For the past 125 years, the City of Peoria has possessed a legal option giving it the right to purchase the Peoria-area waterworks from Illinois American Water Company, exercisable every five years. In recent months, some city leaders have proposed suspending this franchise agreement/buyout option and replacing it with a new agreement that defers any buyout option for 20 years.

For deferring this option, what would the City receive? Illinois American would remit to the City three percent of gross monthly receipts from customers located in the Peoria franchise area (approximately $1 million per year), and pay the City $1.45 million per year as a work permit fee for excavation and pavement degradation. It would also commit to capital expenditures averaging $8 million per year over a 10-year period.

Some would like you to believe this is a gift-wrapped present from a benevolent, regulated monopoly at little cost to area water users. The truth is that water users in the Peoria franchise area, residential and commercial, would pay for these new revenues and expenditures, as Illinois American would immediately seek to recoup these costs by requesting a rate hike through the Illinois Commerce Commission. Based on past experience, they will surely receive it, in addition to a guaranteed, allowed rate of return on equity approximating nine percent. In the event that Illinois American is not able to recover any of these fees or commitments through the Illinois Commerce Commission, the company would no longer be required to pay them.

Let’s examine the agreement’s details further. First, city leaders estimate the new franchise fee of three percent equates to only $1.33 per month for the typical residential user. Remember the garbage tax? Residents were told it would only be $6 per month; it has now grown to $14 per month. Look at the last line of your recent water bill—there is already a five-percent “gross receipts tax.” This new three-percent tax would be in addition to the existing water tax, and would not remain flat every year. The compounding effect, along with the average 15-percent rate hike every other year (since 2008), means the $1.33 per month (or $16 per year) would grow exponentially to $100 per year over the next 20 years.

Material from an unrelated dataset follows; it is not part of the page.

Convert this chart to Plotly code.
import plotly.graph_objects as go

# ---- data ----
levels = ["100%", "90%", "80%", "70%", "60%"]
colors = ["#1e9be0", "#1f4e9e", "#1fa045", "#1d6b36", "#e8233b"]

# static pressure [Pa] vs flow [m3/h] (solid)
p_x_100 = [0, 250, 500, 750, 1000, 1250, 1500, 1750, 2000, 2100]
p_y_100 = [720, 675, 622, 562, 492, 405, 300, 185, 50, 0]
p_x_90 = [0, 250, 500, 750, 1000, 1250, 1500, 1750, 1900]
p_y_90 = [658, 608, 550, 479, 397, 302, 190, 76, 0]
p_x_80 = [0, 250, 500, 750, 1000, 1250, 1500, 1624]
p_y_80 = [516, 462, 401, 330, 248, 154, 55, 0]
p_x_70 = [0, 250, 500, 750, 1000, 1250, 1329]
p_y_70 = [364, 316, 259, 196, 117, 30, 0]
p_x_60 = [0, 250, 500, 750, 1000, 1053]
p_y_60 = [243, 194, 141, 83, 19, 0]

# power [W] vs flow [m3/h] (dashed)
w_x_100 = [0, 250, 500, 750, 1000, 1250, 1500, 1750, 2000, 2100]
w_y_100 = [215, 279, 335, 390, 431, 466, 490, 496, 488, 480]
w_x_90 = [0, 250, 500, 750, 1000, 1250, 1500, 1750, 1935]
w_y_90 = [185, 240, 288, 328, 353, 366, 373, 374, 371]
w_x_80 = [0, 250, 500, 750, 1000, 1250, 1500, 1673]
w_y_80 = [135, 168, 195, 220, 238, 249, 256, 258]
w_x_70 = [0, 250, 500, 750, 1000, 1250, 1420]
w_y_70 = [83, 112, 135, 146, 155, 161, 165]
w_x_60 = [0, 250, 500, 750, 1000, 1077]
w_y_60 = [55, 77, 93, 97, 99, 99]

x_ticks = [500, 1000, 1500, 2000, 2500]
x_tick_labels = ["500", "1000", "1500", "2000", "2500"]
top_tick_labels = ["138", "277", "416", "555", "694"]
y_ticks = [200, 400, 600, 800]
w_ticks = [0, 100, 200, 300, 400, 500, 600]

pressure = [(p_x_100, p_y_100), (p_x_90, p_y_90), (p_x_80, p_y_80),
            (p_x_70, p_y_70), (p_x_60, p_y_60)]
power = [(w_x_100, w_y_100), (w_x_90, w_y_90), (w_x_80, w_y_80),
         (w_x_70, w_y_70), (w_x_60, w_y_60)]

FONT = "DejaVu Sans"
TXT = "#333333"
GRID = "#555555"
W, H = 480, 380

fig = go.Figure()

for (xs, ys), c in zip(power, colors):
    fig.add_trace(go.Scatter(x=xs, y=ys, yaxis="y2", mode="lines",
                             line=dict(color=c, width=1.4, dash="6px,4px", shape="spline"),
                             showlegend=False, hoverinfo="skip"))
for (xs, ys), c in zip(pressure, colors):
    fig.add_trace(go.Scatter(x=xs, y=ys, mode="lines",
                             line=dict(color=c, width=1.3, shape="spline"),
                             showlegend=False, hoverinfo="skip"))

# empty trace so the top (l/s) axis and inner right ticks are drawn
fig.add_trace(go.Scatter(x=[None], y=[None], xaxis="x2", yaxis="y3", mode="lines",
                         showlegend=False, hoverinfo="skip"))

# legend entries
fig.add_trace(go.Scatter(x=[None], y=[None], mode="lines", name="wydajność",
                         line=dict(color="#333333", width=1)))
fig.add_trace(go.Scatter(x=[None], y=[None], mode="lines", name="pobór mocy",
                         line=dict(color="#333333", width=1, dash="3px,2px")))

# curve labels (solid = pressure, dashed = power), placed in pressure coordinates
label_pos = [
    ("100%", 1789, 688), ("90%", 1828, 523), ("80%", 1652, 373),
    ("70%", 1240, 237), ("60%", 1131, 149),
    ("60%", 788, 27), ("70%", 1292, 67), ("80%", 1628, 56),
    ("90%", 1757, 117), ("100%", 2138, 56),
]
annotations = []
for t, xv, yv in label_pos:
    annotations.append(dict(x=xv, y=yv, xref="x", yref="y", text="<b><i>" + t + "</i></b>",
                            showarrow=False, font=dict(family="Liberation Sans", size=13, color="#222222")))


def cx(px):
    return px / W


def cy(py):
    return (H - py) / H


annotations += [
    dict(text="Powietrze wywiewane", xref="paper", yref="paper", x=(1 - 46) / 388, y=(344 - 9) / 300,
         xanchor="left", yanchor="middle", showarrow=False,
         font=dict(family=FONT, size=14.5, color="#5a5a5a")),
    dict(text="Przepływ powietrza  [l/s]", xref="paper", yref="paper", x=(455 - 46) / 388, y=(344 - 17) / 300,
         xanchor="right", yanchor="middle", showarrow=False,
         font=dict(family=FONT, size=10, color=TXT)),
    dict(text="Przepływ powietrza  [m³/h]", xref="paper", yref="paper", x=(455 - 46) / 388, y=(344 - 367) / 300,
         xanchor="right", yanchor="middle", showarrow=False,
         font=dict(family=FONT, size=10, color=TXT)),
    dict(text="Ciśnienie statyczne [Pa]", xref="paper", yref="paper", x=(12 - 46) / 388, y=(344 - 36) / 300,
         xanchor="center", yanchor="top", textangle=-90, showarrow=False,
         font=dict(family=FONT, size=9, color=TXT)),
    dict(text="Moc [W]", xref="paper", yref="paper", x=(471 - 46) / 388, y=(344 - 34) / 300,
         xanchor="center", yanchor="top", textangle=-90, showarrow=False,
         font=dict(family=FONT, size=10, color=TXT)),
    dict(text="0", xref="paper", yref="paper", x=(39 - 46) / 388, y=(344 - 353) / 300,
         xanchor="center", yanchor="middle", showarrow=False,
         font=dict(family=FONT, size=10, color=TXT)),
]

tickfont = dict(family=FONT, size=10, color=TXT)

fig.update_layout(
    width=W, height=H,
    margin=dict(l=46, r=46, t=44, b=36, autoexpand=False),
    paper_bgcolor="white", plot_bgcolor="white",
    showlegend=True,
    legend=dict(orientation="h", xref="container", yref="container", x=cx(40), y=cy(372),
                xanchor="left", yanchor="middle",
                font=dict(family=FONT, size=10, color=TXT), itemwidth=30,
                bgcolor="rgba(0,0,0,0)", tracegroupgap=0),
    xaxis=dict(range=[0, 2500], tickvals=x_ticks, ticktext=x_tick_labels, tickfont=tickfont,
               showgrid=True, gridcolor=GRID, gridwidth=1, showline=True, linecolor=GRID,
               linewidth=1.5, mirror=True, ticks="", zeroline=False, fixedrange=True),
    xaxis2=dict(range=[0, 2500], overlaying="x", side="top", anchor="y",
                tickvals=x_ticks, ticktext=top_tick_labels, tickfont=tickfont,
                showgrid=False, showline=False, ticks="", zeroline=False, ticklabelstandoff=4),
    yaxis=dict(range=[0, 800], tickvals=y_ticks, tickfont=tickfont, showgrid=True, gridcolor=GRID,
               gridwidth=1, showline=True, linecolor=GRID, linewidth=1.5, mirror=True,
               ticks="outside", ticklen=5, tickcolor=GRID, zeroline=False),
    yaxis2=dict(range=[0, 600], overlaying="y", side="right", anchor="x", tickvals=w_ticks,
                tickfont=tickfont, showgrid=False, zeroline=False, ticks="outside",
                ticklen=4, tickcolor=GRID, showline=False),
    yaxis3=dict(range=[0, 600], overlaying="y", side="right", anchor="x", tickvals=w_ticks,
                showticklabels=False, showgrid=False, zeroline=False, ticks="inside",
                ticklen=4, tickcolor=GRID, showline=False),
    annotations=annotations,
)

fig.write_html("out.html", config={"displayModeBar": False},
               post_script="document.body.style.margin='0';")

Some inside City Hall rejoice over an agreement that requires the water company to pay $1.45 million per year for breaking into the city’s roads and degrading the pavement. Why is the water company not paying this expense currently? Illinois American’s commitment to spend $8 million per year in system improvements is less than the $10 million yearly average the company recently boasted of having expended over the last 10 years.

Since 1889, every Peoria City Council has protected and preserved its five-year buyout option. Now, some want to break with that historic precedent and tie the hands of future City Councils for the next 20 years. Again, I ask, for what? Instead of entering into a flawed agreement that largely benefits the water company and ensures large rate hikes for Peoria water users, perhaps the City Council should be proactive in mitigating rate hikes for its citizens and businesses. Since 2008, water rates in Peoria have been hiked three times by an average of over 15 percent. Peoria’s water rates are already two-and-a-half to three times higher than the national average.

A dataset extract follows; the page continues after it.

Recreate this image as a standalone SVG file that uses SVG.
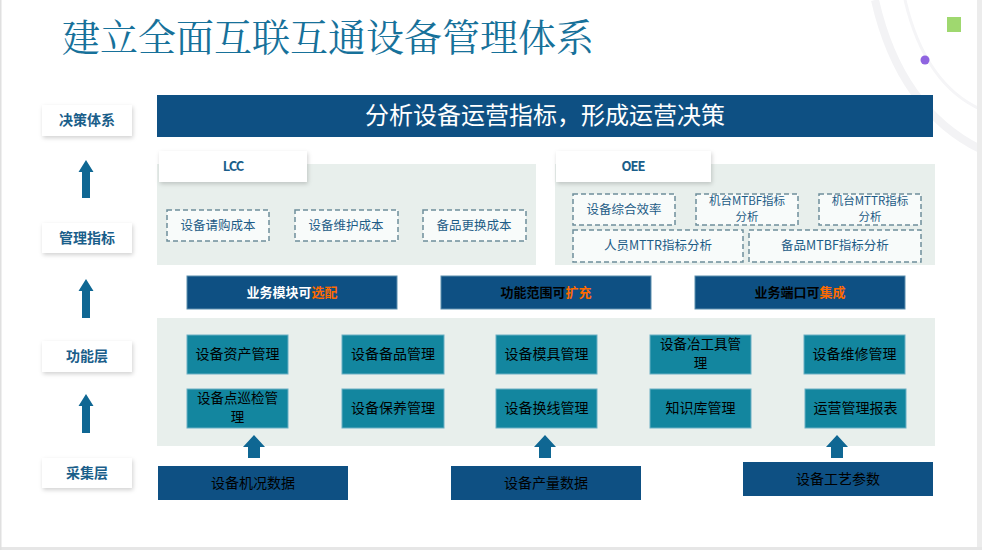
<svg xmlns="http://www.w3.org/2000/svg" width="982" height="550" viewBox="0 0 982 550">
<defs>
<filter id="sh" x="-20%" y="-30%" width="140%" height="170%">
<feDropShadow dx="1" dy="2" stdDeviation="2" flood-color="#000" flood-opacity="0.18"/>
</filter>
<style>
text{font-family:"Noto Sans CJK SC","Noto Sans",sans-serif;}
.lbl{fill:#fff;filter:url(#sh);}
.lbt{font-size:14px;font-weight:bold;fill:#1a5e8a;text-anchor:middle;}
.arr{fill:#0f6793;}
.panel{fill:#e8efec;}
.tab{fill:#fff;filter:url(#sh);}
.tabt{font-size:13px;font-weight:bold;fill:#1a5e8a;text-anchor:middle;letter-spacing:-1px;}
.dash{fill:#f8fbfa;stroke:#6d8f9b;stroke-width:1.5;stroke-dasharray:5 3;}
.dt{font-size:12.5px;fill:#1d5c86;text-anchor:middle;}
.dt2{font-size:11.5px;fill:#1d5c86;text-anchor:middle;}
.bar{fill:#0e5083;stroke:#5d8fae;stroke-width:1;}
.bt{font-size:13px;font-weight:bold;text-anchor:middle;}
.fn{fill:#13869f;stroke:#6bb0c4;stroke-width:1;}
.ft{font-size:14px;fill:#000;text-anchor:middle;}
.ft2{font-size:13.5px;fill:#000;text-anchor:middle;}
.src{fill:#0e5083;}
</style>
</defs>
<rect width="982" height="550" fill="#fff"/>
<!-- decorations -->
<path d="M875 0 Q900 110 982 150" fill="none" stroke="#f3f3f5" stroke-width="8"/>
<path d="M905 0 Q925 85 982 110" fill="none" stroke="#f5f5f7" stroke-width="3"/>
<rect x="947" y="17" width="14" height="15" fill="#9fd86f"/>
<circle cx="925" cy="60" r="4.5" fill="#8f64e0"/>
<rect x="977" y="0" width="5" height="550" fill="#ececec"/>
<rect x="0" y="547" width="982" height="3" fill="#e6e6e6"/>
<rect x="0" y="0" width="1.5" height="550" fill="#e0e0e0"/>
<text x="62" y="51" font-size="38" fill="#17719a" style="font-family:'Noto Serif CJK SC','Noto Sans CJK SC',serif;">建立全面互联互通设备管理体系</text>

<g id="banner">
<rect x="157" y="95" width="776" height="42" fill="#0e5083"/>
<text x="545" y="124" font-size="24" fill="#fff" text-anchor="middle">分析设备运营指标，形成运营决策</text>
</g>

<g id="label-decision"><rect class="lbl" x="42" y="105" width="90" height="31"/><text class="lbt" x="87" y="125">决策体系</text></g>
<g id="label-index"><rect class="lbl" x="42" y="223" width="90" height="30"/><text class="lbt" x="87" y="243">管理指标</text></g>
<g id="label-function"><rect class="lbl" x="42" y="341" width="90" height="31"/><text class="lbt" x="87" y="361">功能层</text></g>
<g id="label-collect"><rect class="lbl" x="42" y="458" width="90" height="30"/><text class="lbt" x="87" y="478">采集层</text></g>

<g id="lcc">
<rect class="panel" x="157" y="164" width="379" height="101"/>
<rect class="tab" x="159" y="151" width="148" height="31"/>
<text class="tabt" x="233" y="171">LCC</text>
<g id="lcc-1"><rect class="dash" x="167" y="210" width="102" height="31"/><text class="dt" x="218" y="230">设备请购成本</text></g>
<g id="lcc-2"><rect class="dash" x="295" y="210" width="103" height="31"/><text class="dt" x="346" y="230">设备维护成本</text></g>
<g id="lcc-3"><rect class="dash" x="423" y="210" width="103" height="31"/><text class="dt" x="474" y="230">备品更换成本</text></g>
</g>

<g id="oee">
<rect class="panel" x="555" y="164" width="380" height="101"/>
<rect class="tab" x="556" y="151" width="155" height="31"/>
<text class="tabt" x="633" y="171">OEE</text>
<g id="oee-1"><rect class="dash" x="573" y="194" width="102" height="31"/><text class="dt" x="624" y="214">设备综合效率</text></g>
<g id="oee-2"><rect class="dash" x="696" y="194" width="102" height="31"/><text class="dt2" x="747" y="205">机台MTBF指标</text><text class="dt2" x="747" y="221">分析</text></g>
<g id="oee-3"><rect class="dash" x="819" y="194" width="102" height="31"/><text class="dt2" x="870" y="205">机台MTTR指标</text><text class="dt2" x="870" y="221">分析</text></g>
<g id="oee-4"><rect class="dash" x="573" y="230" width="170" height="32"/><text class="dt" x="658" y="250">人员MTTR指标分析</text></g>
<g id="oee-5"><rect class="dash" x="749" y="230" width="172" height="32"/><text class="dt" x="835" y="250">备品MTBF指标分析</text></g>
</g>

<g id="bar-1"><rect class="bar" x="187" y="276" width="210" height="33"/><text class="bt" x="292" y="297"><tspan fill="#fff">业务模块可</tspan><tspan fill="#ff6a00">选配</tspan></text></g>
<g id="bar-2"><rect class="bar" x="441" y="276" width="210" height="33"/><text class="bt" x="546" y="297"><tspan fill="#000">功能范围可</tspan><tspan fill="#ff6a00">扩充</tspan></text></g>
<g id="bar-3"><rect class="bar" x="695" y="276" width="210" height="33"/><text class="bt" x="800" y="297"><tspan fill="#000">业务端口可</tspan><tspan fill="#ff6a00">集成</tspan></text></g>

<rect class="panel" x="157" y="318" width="778" height="128"/>
<g id="fn-1"><rect class="fn" x="187" y="335" width="101" height="39"/><text class="ft" x="237.5" y="359">设备资产管理</text></g>
<g id="fn-2"><rect class="fn" x="342" y="335" width="102" height="39"/><text class="ft" x="393" y="359">设备备品管理</text></g>
<g id="fn-3"><rect class="fn" x="496" y="335" width="101" height="39"/><text class="ft" x="546.5" y="359">设备模具管理</text></g>
<g id="fn-4"><rect class="fn" x="650" y="335" width="101" height="39"/><text class="ft2" x="700.5" y="349">设备冶工具管</text><text class="ft2" x="700.5" y="368">理</text></g>
<g id="fn-5"><rect class="fn" x="804" y="335" width="101" height="39"/><text class="ft" x="854.5" y="359">设备维修管理</text></g>
<g id="fn-6"><rect class="fn" x="187" y="389" width="101" height="39"/><text class="ft2" x="237.5" y="403">设备点巡检管</text><text class="ft2" x="237.5" y="422">理</text></g>
<g id="fn-7"><rect class="fn" x="342" y="389" width="102" height="39"/><text class="ft" x="393" y="413">设备保养管理</text></g>
<g id="fn-8"><rect class="fn" x="496" y="389" width="101" height="39"/><text class="ft" x="546.5" y="413">设备换线管理</text></g>
<g id="fn-9"><rect class="fn" x="650" y="389" width="101" height="39"/><text class="ft" x="700.5" y="413">知识库管理</text></g>
<g id="fn-10"><rect class="fn" x="805" y="389" width="101" height="39"/><text class="ft" x="855.5" y="413">运营管理报表</text></g>

<g id="src-1"><rect class="src" x="158" y="466" width="190" height="34"/><text class="ft" x="253" y="488">设备机况数据</text></g>
<g id="src-2"><rect class="src" x="451" y="466" width="190" height="34"/><text class="ft" x="546" y="488">设备产量数据</text></g>
<g id="src-3"><rect class="src" x="743" y="462" width="190" height="34"/><text class="ft" x="838" y="484">设备工艺参数</text></g>

<g id="connectors">
<path class="arr" d="M82 198 V172 H78.5 L86 160 L93.5 172 H90 V198 Z"/>
<path class="arr" d="M82 318 V291 H78.5 L86 279 L93.5 291 H90 V318 Z"/>
<path class="arr" d="M82 433 V406 H78.5 L86 394 L93.5 406 H90 V433 Z"/>
<path class="arr" d="M248 458 V447 H243 L254 435 L265 447 H260 V458 Z"/>
<path class="arr" d="M539 458 V447 H534 L545 435 L556 447 H551 V458 Z"/>
<path class="arr" d="M831 458 V447 H826 L837 435 L848 447 H843 V458 Z"/>
</g>
</svg>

As a home-rule community, Peoria has a broad range of options to create new revenue streams without giving up its valuable buyout option, which is the city’s only leverage to hold the water company accountable for rate hikes, service quality and system upgrades. This proposed agreement is not a solution to funding long-term road improvements. I encourage the City Council and City Administration to drop this proposed agreement and engage its residents, businesses and taxpayers in a broader discussion of infrastructure needs and funding alternatives. We need greater community dialogue and consensus—not another back-door tax. iBi

Robert D. Manning is a former councilman for the City of Peoria and associate vice president and financial advisor for Morgan Stanley Wealth Management.